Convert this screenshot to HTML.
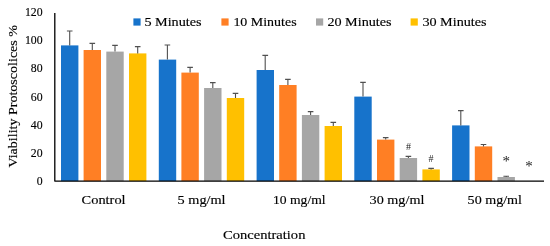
<!DOCTYPE html>
<html><head><meta charset="utf-8"><title>Chart</title>
<style>
html,body{margin:0;padding:0;background:#fff;}
svg{display:block;}
text{font-family:"Liberation Serif","DejaVu Serif",serif;fill:#000;stroke:#000;stroke-width:0.15px;}
</style></head><body>
<svg width="550" height="246" viewBox="0 0 550 246">
<rect width="550" height="246" fill="#fff"/>

<rect x="61.0" y="45.4" width="17.4" height="135.7" fill="#1773CB"/>
<path d="M69.7 45.4V31.0M66.9 31.0H72.5" stroke="#505050" stroke-width="1.1" fill="none"/>
<rect x="83.6" y="50.0" width="17.4" height="131.1" fill="#FF7F24"/>
<path d="M92.3 50.0V43.4M89.5 43.4H95.1" stroke="#505050" stroke-width="1.1" fill="none"/>
<rect x="106.3" y="51.6" width="17.4" height="129.5" fill="#A6A6A6"/>
<path d="M115.0 51.6V45.4M112.2 45.4H117.8" stroke="#505050" stroke-width="1.1" fill="none"/>
<rect x="129.0" y="53.4" width="17.4" height="127.7" fill="#FFC000"/>
<path d="M137.7 53.4V46.6M134.9 46.6H140.5" stroke="#505050" stroke-width="1.1" fill="none"/>
<rect x="158.8" y="59.6" width="17.4" height="121.5" fill="#1773CB"/>
<path d="M167.4 59.6V45.0M164.6 45.0H170.2" stroke="#505050" stroke-width="1.1" fill="none"/>
<rect x="181.4" y="72.6" width="17.4" height="108.5" fill="#FF7F24"/>
<path d="M190.1 72.6V67.4M187.3 67.4H192.9" stroke="#505050" stroke-width="1.1" fill="none"/>
<rect x="204.1" y="88.0" width="17.4" height="93.1" fill="#A6A6A6"/>
<path d="M212.8 88.0V82.6M210.0 82.6H215.6" stroke="#505050" stroke-width="1.1" fill="none"/>
<rect x="226.8" y="98.0" width="17.4" height="83.1" fill="#FFC000"/>
<path d="M235.5 98.0V93.4M232.7 93.4H238.3" stroke="#505050" stroke-width="1.1" fill="none"/>
<rect x="256.6" y="70.0" width="17.4" height="111.1" fill="#1773CB"/>
<path d="M265.2 70.0V55.4M262.4 55.4H268.1" stroke="#505050" stroke-width="1.1" fill="none"/>
<rect x="279.2" y="85.0" width="17.4" height="96.1" fill="#FF7F24"/>
<path d="M287.9 85.0V79.4M285.1 79.4H290.7" stroke="#505050" stroke-width="1.1" fill="none"/>
<rect x="301.9" y="115.0" width="17.4" height="66.1" fill="#A6A6A6"/>
<path d="M310.6 115.0V111.6M307.8 111.6H313.4" stroke="#505050" stroke-width="1.1" fill="none"/>
<rect x="324.6" y="126.0" width="17.4" height="55.1" fill="#FFC000"/>
<path d="M333.3 126.0V122.4M330.5 122.4H336.1" stroke="#505050" stroke-width="1.1" fill="none"/>
<rect x="354.3" y="96.6" width="17.4" height="84.5" fill="#1773CB"/>
<path d="M363.0 96.6V82.4M360.2 82.4H365.8" stroke="#505050" stroke-width="1.1" fill="none"/>
<rect x="377.0" y="139.6" width="17.4" height="41.5" fill="#FF7F24"/>
<path d="M385.7 139.6V137.6M382.9 137.6H388.5" stroke="#505050" stroke-width="1.1" fill="none"/>
<rect x="399.7" y="158.0" width="17.4" height="23.1" fill="#A6A6A6"/>
<path d="M408.4 158.0V156.4M405.6 156.4H411.2" stroke="#505050" stroke-width="1.1" fill="none"/>
<rect x="422.4" y="169.4" width="17.4" height="11.7" fill="#FFC000"/>
<path d="M431.1 169.4V168.4M428.3 168.4H433.9" stroke="#505050" stroke-width="1.1" fill="none"/>
<rect x="452.1" y="125.4" width="17.4" height="55.7" fill="#1773CB"/>
<path d="M460.8 125.4V110.6M458.0 110.6H463.6" stroke="#505050" stroke-width="1.1" fill="none"/>
<rect x="474.8" y="146.4" width="17.4" height="34.7" fill="#FF7F24"/>
<path d="M483.5 146.4V144.5M480.7 144.5H486.3" stroke="#505050" stroke-width="1.1" fill="none"/>
<rect x="497.5" y="177.0" width="17.4" height="4.1" fill="#A6A6A6"/>
<path d="M506.2 177.0V176.2M503.4 176.2H509.0" stroke="#505050" stroke-width="1.1" fill="none"/>
<path d="M54.8 12.9V181.1H544" stroke="#000" stroke-width="1.3" fill="none" stroke-linejoin="round" stroke-linecap="butt"/>
<text x="42.6" y="184.9" font-size="12.8" text-anchor="end" textLength="5.9" lengthAdjust="spacingAndGlyphs">0</text>
<text x="42.6" y="156.8" font-size="12.8" text-anchor="end" textLength="11.8" lengthAdjust="spacingAndGlyphs">20</text>
<text x="42.6" y="128.7" font-size="12.8" text-anchor="end" textLength="11.8" lengthAdjust="spacingAndGlyphs">40</text>
<text x="42.6" y="100.5" font-size="12.8" text-anchor="end" textLength="11.8" lengthAdjust="spacingAndGlyphs">60</text>
<text x="42.6" y="72.4" font-size="12.8" text-anchor="end" textLength="11.8" lengthAdjust="spacingAndGlyphs">80</text>
<text x="42.6" y="44.3" font-size="12.8" text-anchor="end" textLength="17.7" lengthAdjust="spacingAndGlyphs">100</text>
<text x="42.6" y="16.2" font-size="12.8" text-anchor="end" textLength="17.7" lengthAdjust="spacingAndGlyphs">120</text>
<text x="103.6" y="204.4" font-size="13.3" text-anchor="middle" textLength="44" lengthAdjust="spacingAndGlyphs">Control</text>
<text x="201.6" y="204.4" font-size="13.3" text-anchor="middle" textLength="48" lengthAdjust="spacingAndGlyphs">5 mg/ml</text>
<text x="299.3" y="204.4" font-size="13.3" text-anchor="middle" textLength="52.6" lengthAdjust="spacingAndGlyphs">10 mg/ml</text>
<text x="397" y="204.4" font-size="13.3" text-anchor="middle" textLength="54.8" lengthAdjust="spacingAndGlyphs">30 mg/ml</text>
<text x="494.8" y="204.4" font-size="13.3" text-anchor="middle" textLength="54.4" lengthAdjust="spacingAndGlyphs">50 mg/ml</text>
<text x="264.2" y="239" font-size="13.3" text-anchor="middle" textLength="82.4" lengthAdjust="spacingAndGlyphs">Concentration</text>
<text transform="translate(16.6 96.3) rotate(-90)" font-size="13.3" text-anchor="middle" textLength="142.6" lengthAdjust="spacingAndGlyphs">Viability Protoscolices %</text>
<rect x="133.4" y="18.4" width="7.2" height="7.2" fill="#1773CB"/>
<text x="144.4" y="26" font-size="13.3" textLength="57.2" lengthAdjust="spacingAndGlyphs">5 Minutes</text>
<rect x="221.4" y="18.4" width="7.2" height="7.2" fill="#FF7F24"/>
<text x="233.4" y="26" font-size="13.3" textLength="63.2" lengthAdjust="spacingAndGlyphs">10 Minutes</text>
<rect x="316.0" y="18.4" width="7.2" height="7.2" fill="#A6A6A6"/>
<text x="327.4" y="26" font-size="13.3" textLength="64.2" lengthAdjust="spacingAndGlyphs">20 Minutes</text>
<rect x="410.6" y="18.4" width="7.2" height="7.2" fill="#FFC000"/>
<text x="422.4" y="26" font-size="13.3" textLength="64.2" lengthAdjust="spacingAndGlyphs">30 Minutes</text>
<text x="408.4" y="150.0" font-size="10" text-anchor="middle" style="stroke:none;fill:#222">#</text>
<text x="431" y="161.5" font-size="10" text-anchor="middle" style="stroke:none;fill:#222">#</text>
<text x="506.3" y="165.8" font-size="15" text-anchor="middle" style="stroke:none;fill:#222">*</text>
<text x="529" y="170.6" font-size="15" text-anchor="middle" style="stroke:none;fill:#222">*</text>
</svg></body></html>
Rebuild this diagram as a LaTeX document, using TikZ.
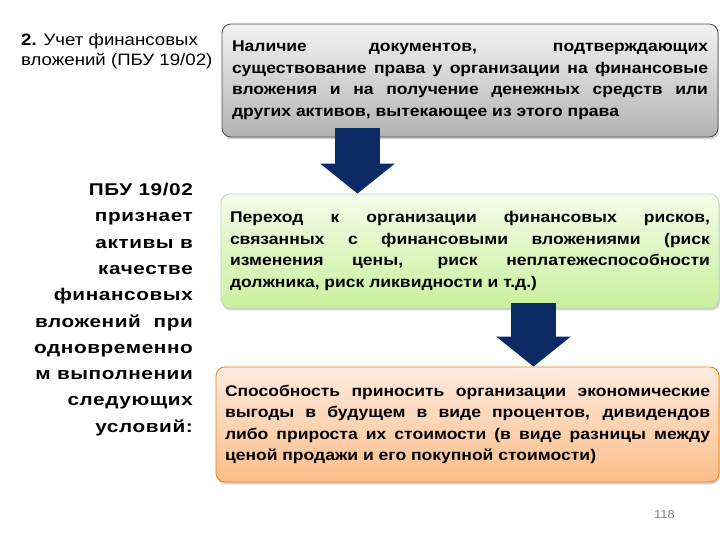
\documentclass[tikz,border=0pt]{standalone}
\usepackage{fontspec}
\setmainfont{Liberation Sans}[FakeStretch=1.13]
\usetikzlibrary{arrows.meta,shadows,calc}

\definecolor{navyblue}{HTML}{0B2A66}
\definecolor{boxgrayA}{HTML}{F2F2F2}
\definecolor{boxgrayB}{HTML}{B3B3B3}
\definecolor{boxgreenA}{HTML}{F6FCEA}
\definecolor{boxgreenB}{HTML}{C8F09C}
\definecolor{boxorangeA}{HTML}{FDEBDF}
\definecolor{boxorangeB}{HTML}{FBBD88}

\tikzset{
  condbox/.style={rounded corners=9pt, line width=0.8pt, align=justify, inner xsep=9pt,
    font=\fontsize{15.5}{21.5}\selectfont\bfseries,
    drop shadow={shadow xshift=1pt, shadow yshift=-2.5pt, opacity=0.35}},
  fatarrow/.style={navyblue, line width=45pt, -{Triangle[length=30pt,width=73pt]}}
}

\begin{document}
\hyphenpenalty=10000 \exhyphenpenalty=10000 \tolerance=10000
\begin{tikzpicture}[x=1pt,y=1pt]
\useasboundingbox (0,0) rectangle (720,540);

\node[anchor=north west, align=left, inner sep=0, font=\fontsize{16.5}{20}\selectfont] (title) at (21,507)
  {\textbf{2.} Учет финансовых\\вложений (ПБУ 19/02)};

\node[anchor=north east, align=right, inner sep=0, font=\fontsize{17}{26.3}\selectfont\bfseries\addfontfeature{FakeStretch=1.22,LetterSpace=3.5}] (rule) at (193,357)
  {ПБУ 19/02\\признает\\активы в\\качестве\\финансовых\\вложений~~при\\одновременно\\м выполнении~\\следующих\\условий:};

% conditions
\node[condbox, draw=black!70, top color=boxgrayA, bottom color=boxgrayB, minimum width=496pt, text width=476pt, minimum height=113pt] (cond1) at (470,459.5)
  {Наличие документов, подтверждающих\linebreak существование права у организации на финансовые\linebreak вложения и на получение денежных средств или\linebreak других активов, вытекающее из этого права};
\node[condbox, draw=green!35!black!25, top color=boxgreenA, bottom color=boxgreenB, minimum width=496pt, text width=480pt, minimum height=114pt] (cond2) at (470,289)
  {Переход к организации финансовых рисков,\linebreak связанных с финансовыми вложениями (риск\linebreak изменения цены, риск неплатежеспособности\linebreak должника, риск ликвидности и т.д.)};
\node[condbox, draw=orange!70!brown, top color=boxorangeA, bottom color=boxorangeB, minimum width=501pt, text width=485pt, minimum height=115pt] (cond3) at (467.5,115.5)
  {Способность приносить организации экономические\linebreak выгоды в будущем в виде процентов, дивидендов\linebreak либо прироста их стоимости (в виде разницы между\linebreak ценой продажи и его покупной стоимости)};

% arrows
\coordinate (a1) at ($(cond1.south)+(-112.5,9)$);
\coordinate (a2) at ($(cond2.south)+(63.5,5)$);
\draw[fatarrow] (a1) -- (a1 |- cond2.north);
\draw[fatarrow] (a2) -- (a2 |- cond3.north);

\node[gray, font=\fontsize{11.5}{13}\selectfont] (pagenum) at (664.5,25) {118};

\end{tikzpicture}
\end{document}
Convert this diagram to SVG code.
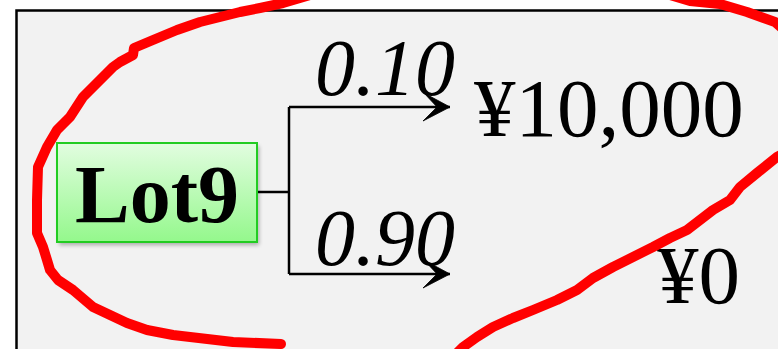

-- WHAT YOU ARE ASKED TO DO --
Looking at the entries above, how many lines contain the word "diagram"? Answer with the number alone.

-- PROBLEM SOLUTION --
2